Lightning strike, Borneo, Sabah, Malaysia, April, 2o10.
Canon 1D mkIV with Canon 17-40mm f/4.0 L lens.

045/365 Oriental Magpie Robin Copsychus saularis

Todays post, number 045, is a Oriental Magpie Robin. A very beautiful bird completely different to the robin you would expect to see in Europe with the red breast. These were very common around the hotel where we were staying. This was taken on one of the early morning reccy’s to see what I could find.

Oriental Magpie Robin, Copsychus saularis, Borneo, Malaysia, April, 2010.
Canon 1d MKIV with Canon 500mm f/4.0 L IS lens.

044/365 Purple Heron

Image 044 is of a Purple Heron bringing in a large branch to its nest.  You will often find that species that are rare to photograph in the UK are very common abroad and it is these situations that I make the most of.  On the golf course from yesterdays post, there was a lake with an island in the middle.  On the island there was a henronry being occupied by at least 5 species of heron and egret, with the Purple Heron and Little Egret being the most abundant. It was just a matter of figuring out the best location for the sunrise and waiting for the adults to start becoming active.

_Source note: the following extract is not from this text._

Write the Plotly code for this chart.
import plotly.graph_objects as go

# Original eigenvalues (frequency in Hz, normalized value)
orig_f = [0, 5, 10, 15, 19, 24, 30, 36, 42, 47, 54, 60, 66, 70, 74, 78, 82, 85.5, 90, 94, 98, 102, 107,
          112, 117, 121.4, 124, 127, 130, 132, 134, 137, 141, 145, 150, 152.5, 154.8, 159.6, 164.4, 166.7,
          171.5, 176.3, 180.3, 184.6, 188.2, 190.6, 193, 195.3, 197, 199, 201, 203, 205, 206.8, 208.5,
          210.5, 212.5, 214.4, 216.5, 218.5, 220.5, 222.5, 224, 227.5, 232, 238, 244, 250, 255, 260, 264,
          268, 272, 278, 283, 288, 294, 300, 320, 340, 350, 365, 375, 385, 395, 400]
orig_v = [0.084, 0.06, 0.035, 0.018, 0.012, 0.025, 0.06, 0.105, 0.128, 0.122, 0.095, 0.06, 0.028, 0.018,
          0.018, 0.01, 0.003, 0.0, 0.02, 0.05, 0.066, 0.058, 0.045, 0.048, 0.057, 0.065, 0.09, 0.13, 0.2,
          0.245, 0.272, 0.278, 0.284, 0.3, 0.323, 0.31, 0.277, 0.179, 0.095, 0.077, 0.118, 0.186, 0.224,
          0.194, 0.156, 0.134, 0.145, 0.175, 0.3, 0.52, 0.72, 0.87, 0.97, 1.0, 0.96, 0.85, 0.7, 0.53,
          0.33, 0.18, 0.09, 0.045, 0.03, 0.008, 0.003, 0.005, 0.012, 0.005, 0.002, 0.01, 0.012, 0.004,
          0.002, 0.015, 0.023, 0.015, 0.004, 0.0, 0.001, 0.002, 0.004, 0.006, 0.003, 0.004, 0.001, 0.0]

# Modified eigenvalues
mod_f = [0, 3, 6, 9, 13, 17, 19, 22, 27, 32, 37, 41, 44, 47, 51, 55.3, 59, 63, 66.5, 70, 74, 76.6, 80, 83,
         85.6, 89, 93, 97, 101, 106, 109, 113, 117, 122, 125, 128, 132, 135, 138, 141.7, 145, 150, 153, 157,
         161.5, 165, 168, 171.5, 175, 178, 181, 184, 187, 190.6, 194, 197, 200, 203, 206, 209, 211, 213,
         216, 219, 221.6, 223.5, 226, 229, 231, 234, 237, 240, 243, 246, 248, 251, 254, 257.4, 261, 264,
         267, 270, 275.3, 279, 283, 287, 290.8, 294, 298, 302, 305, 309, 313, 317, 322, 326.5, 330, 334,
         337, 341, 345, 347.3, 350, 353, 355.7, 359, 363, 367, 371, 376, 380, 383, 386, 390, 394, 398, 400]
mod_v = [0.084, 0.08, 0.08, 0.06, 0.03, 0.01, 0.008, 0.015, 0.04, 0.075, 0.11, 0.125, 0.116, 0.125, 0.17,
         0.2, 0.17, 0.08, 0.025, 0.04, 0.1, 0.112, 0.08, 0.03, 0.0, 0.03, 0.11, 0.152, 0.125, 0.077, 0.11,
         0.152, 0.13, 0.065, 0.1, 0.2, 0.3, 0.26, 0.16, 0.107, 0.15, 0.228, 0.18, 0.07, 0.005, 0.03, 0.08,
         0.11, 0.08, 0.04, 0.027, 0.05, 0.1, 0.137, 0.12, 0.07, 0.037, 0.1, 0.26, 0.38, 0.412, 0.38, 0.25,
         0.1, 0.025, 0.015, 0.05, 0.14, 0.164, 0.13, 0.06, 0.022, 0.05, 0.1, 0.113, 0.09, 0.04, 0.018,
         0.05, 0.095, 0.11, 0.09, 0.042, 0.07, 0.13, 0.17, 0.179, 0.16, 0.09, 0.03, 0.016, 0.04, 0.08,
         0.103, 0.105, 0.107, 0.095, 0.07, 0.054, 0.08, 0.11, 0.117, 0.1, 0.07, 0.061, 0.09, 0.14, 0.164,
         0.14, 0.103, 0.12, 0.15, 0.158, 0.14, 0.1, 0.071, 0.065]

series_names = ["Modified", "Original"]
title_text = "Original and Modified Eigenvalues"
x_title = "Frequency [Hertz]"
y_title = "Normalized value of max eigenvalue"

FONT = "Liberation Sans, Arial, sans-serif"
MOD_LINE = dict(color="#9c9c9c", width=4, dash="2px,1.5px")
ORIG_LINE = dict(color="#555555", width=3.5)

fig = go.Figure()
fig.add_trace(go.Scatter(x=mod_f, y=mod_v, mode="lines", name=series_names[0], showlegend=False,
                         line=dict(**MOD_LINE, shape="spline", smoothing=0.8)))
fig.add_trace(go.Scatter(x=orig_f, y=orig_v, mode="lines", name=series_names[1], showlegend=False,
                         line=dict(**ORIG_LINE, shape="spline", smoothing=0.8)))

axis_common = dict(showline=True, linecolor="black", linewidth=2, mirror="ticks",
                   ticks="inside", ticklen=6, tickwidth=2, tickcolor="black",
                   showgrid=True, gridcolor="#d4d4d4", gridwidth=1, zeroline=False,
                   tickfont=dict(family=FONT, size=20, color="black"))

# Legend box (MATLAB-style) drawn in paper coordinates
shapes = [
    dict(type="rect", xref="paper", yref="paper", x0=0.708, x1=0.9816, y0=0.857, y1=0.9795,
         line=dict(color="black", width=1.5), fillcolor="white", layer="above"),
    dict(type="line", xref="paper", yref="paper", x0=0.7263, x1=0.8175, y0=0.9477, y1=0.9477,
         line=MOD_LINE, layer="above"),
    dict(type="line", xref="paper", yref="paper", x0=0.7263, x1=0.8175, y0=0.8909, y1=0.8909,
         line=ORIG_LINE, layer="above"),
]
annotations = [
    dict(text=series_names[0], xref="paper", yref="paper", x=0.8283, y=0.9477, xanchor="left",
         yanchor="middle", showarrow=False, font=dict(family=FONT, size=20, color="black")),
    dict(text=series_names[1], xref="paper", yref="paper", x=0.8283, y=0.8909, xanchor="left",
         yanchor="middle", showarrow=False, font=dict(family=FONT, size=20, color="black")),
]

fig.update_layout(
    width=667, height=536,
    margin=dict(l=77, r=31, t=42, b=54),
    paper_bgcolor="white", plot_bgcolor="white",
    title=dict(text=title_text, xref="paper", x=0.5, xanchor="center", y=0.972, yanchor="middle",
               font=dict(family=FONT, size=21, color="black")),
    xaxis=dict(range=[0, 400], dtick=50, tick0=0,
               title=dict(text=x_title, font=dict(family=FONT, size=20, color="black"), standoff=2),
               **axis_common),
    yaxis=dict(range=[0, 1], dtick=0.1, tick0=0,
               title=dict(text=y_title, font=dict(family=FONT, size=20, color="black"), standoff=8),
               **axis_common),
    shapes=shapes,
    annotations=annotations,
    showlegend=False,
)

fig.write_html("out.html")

Purple Heron, Ardea purperea, Borneo, Sabah, Malaysia, April, 2010>
Canon 1d MkIV with Canon 500mm f/4.0 L IS lens.

043/365 Cattle Egret Bubulcus ibis

Image 043 is of a Cattle Egret watching two gents playing golf. When visiting foreign countries which are particularly hot, always find the nearest water and you will find birds there. Golf courses are always a hot spot for birdlife. To keep the greens in pristine playing condition the gardeners water them everyday, in turn attracting hundreds of birds for their daily drink.

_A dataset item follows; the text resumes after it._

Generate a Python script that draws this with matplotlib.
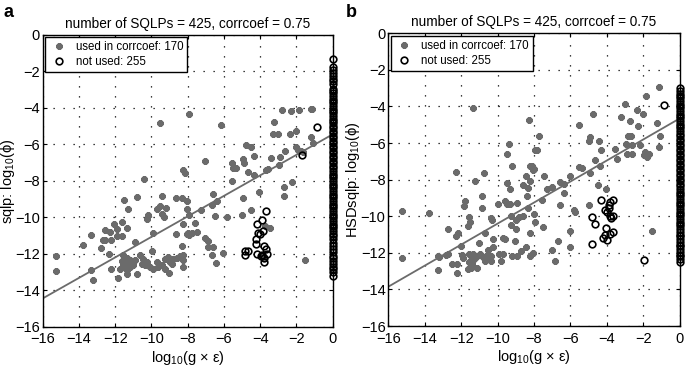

Cattle egret, Bubulcus ibis, Shangri La golf course, Borneo, Malaysia, April 2010.
Canon 1D mkIV with Canon 500mm f/4.0 L IS Lens.

042/365 Green turtle tracks

Image 042 is of a track from a Green Turtle. It was taken from the island of Pulau Selingan (turtle island). The width of these tracks were about 1metre (3ft). We stopped off for one night here on the way to the Kinabatangan River. Due to the Green Turtles being protected, rangers on the island collect the eggs being laid by the adult females and place them into artificially created nests which are then protected. On that night we were there, 33 turtle landings were sighted, of which 25 created nests, which totalled over 2000 eggs being laid!! 55 baby turtles were released that night after 80 days in incubation.

Green Turtle Chelonia mydas track, Pulau Selingan, Borneo, Malaysia. April, 2010.
Canon 1D mkIV with Canon 17-40mm f/4.0 L lens.